### Dataset extract ###

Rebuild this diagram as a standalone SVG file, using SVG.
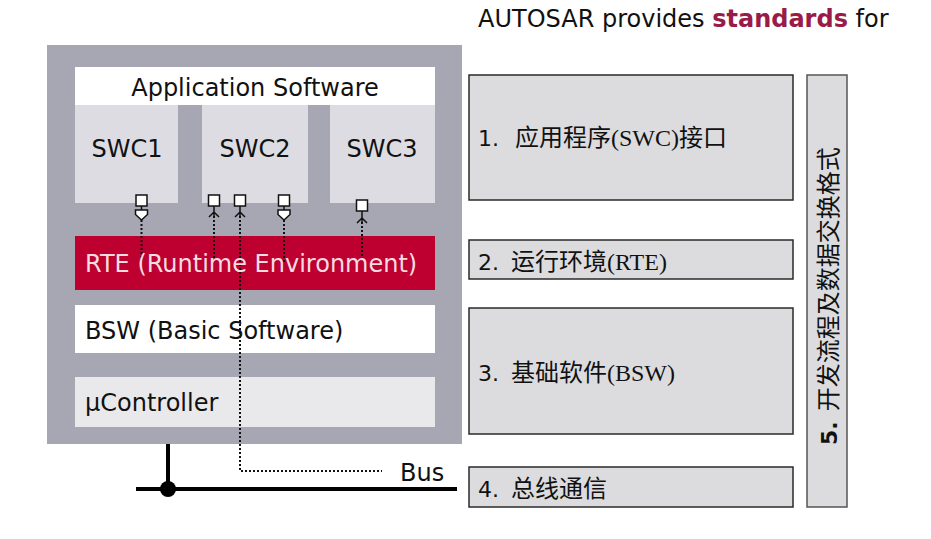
<svg xmlns="http://www.w3.org/2000/svg" width="931" height="539" viewBox="0 0 931 539">
<defs>
<style>
.sans{font-family:"DejaVu Sans","Noto Sans CJK SC",sans-serif;}
.cj{font-family:"Liberation Serif","Noto Sans CJK SC",serif;}
.lbl{font-size:24px;fill:#111;}
.std{fill:#dcdcdf;stroke:#2a2a2a;stroke-width:1.5;}
.dot{stroke:#111;stroke-width:2;stroke-dasharray:2 2;fill:none;}
.port{fill:#fff;stroke:#111;stroke-width:1.5;}
.chev{fill:none;stroke:#111;stroke-width:1.5;}
</style>
</defs>
<rect width="931" height="539" fill="#fff"/>

<text class="sans" x="478" y="27" font-size="24" fill="#111">AUTOSAR provides <tspan font-weight="bold" fill="#9a1b48">standards</tspan> for</text>

<g id="ecu">
<rect x="47" y="45" width="415" height="399" fill="#a7a7b3"/>
</g>
<g id="app">
<rect x="75" y="67" width="360" height="38" fill="#fff"/>
<text class="sans lbl" x="255" y="96" text-anchor="middle">Application Software</text>
</g>
<g id="swc1">
<rect x="75" y="105" width="103" height="98" fill="#dcdce2"/>
<text class="sans lbl" x="127" y="157" text-anchor="middle">SWC1</text>
</g>
<g id="swc2">
<rect x="202" y="105" width="106" height="98" fill="#dcdce2"/>
<text class="sans lbl" x="255" y="157" text-anchor="middle">SWC2</text>
</g>
<g id="swc3">
<rect x="330" y="105" width="105" height="98" fill="#dcdce2"/>
<text class="sans lbl" x="382" y="157" text-anchor="middle">SWC3</text>
</g>
<g id="rte">
<rect x="75" y="236" width="360" height="54" fill="#bd0030"/>
</g>
<g id="bsw">
<rect x="75" y="305" width="360" height="48" fill="#fff"/>
<text class="sans lbl" x="85" y="339">BSW (Basic Software)</text>
</g>
<g id="uc">
<rect x="75" y="377" width="360" height="50" fill="#e9e9ec"/>
<text class="sans lbl" x="85" y="411">µController</text>
</g>

<g id="connectors">
<path class="dot" d="M141.5 220V262M214 212V262M284 220V262M362 218V262"/>
<path class="dot" d="M240 212V471H382"/>
<path d="M168 444V489M136 489H457" stroke="#000" stroke-width="4" fill="none"/>
<circle cx="168" cy="489" r="8" fill="#000"/>
</g>

<g id="ports">
<rect class="port" x="136" y="195" width="11" height="11"/>
<path class="chev" d="M141.5 206V210"/>
<path class="port" d="M135.5 210H147.5V214.5L141.5 220L135.5 214.5Z"/>
<rect class="port" x="208.5" y="195" width="11" height="11"/>
<path class="chev" d="M214 206V218M209 217L214 212L219 217"/>
<rect class="port" x="234.5" y="195" width="11" height="11"/>
<path class="chev" d="M240 206V218M235 217L240 212L245 217"/>
<rect class="port" x="278.5" y="195" width="11" height="11"/>
<path class="chev" d="M284 206V210"/>
<path class="port" d="M278 210H290V214.5L284 220L278 214.5Z"/>
<rect class="port" x="356.5" y="200" width="11" height="11"/>
<path class="chev" d="M362 211V224M357 223L362 218L367 223"/>
</g>

<text class="sans" x="85" y="272" font-size="24" fill="#f6dbe1">RTE (Runtime Environment)</text>

<text class="sans lbl" x="400" y="481">Bus</text>

<g id="s1">
<rect class="std" x="469" y="75" width="324" height="125"/>
<text x="478" y="146" class="lbl"><tspan class="sans" font-size="22">1.</tspan><tspan class="cj" x="515">应用程序(SWC)接口</tspan></text>
</g>
<g id="s2">
<rect class="std" x="469" y="240" width="324" height="39"/>
<text x="478" y="270" class="lbl"><tspan class="sans" font-size="22">2.</tspan><tspan class="cj" x="511">运行环境(RTE)</tspan></text>
</g>
<g id="s3">
<rect class="std" x="469" y="308" width="324" height="126"/>
<text x="478" y="381" class="lbl"><tspan class="sans" font-size="22">3.</tspan><tspan class="cj" x="511">基础软件(BSW)</tspan></text>
</g>
<g id="s4">
<rect class="std" x="469" y="467" width="324" height="40"/>
<text x="478" y="497" class="lbl"><tspan class="sans" font-size="22">4.</tspan><tspan class="cj" x="511">总线通信</tspan></text>
</g>
<g id="s5">
<rect x="807" y="75" width="40" height="432" fill="#dcdcdf" stroke="#555" stroke-width="1.5"/>
<text transform="translate(837 445) rotate(-90)" class="lbl"><tspan class="sans" font-size="22" font-weight="bold">5.</tspan><tspan class="cj" dx="10">开发流程及数据交换格式</tspan></text>
</g>
</svg>
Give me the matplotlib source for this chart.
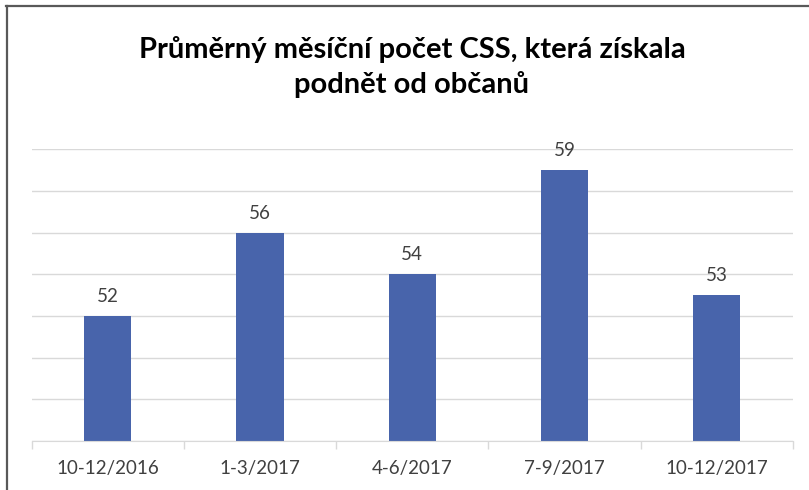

###

* [Your instructions]: Determine how many lines of the material include the string "this". Output only that count.

* [Task response]: 2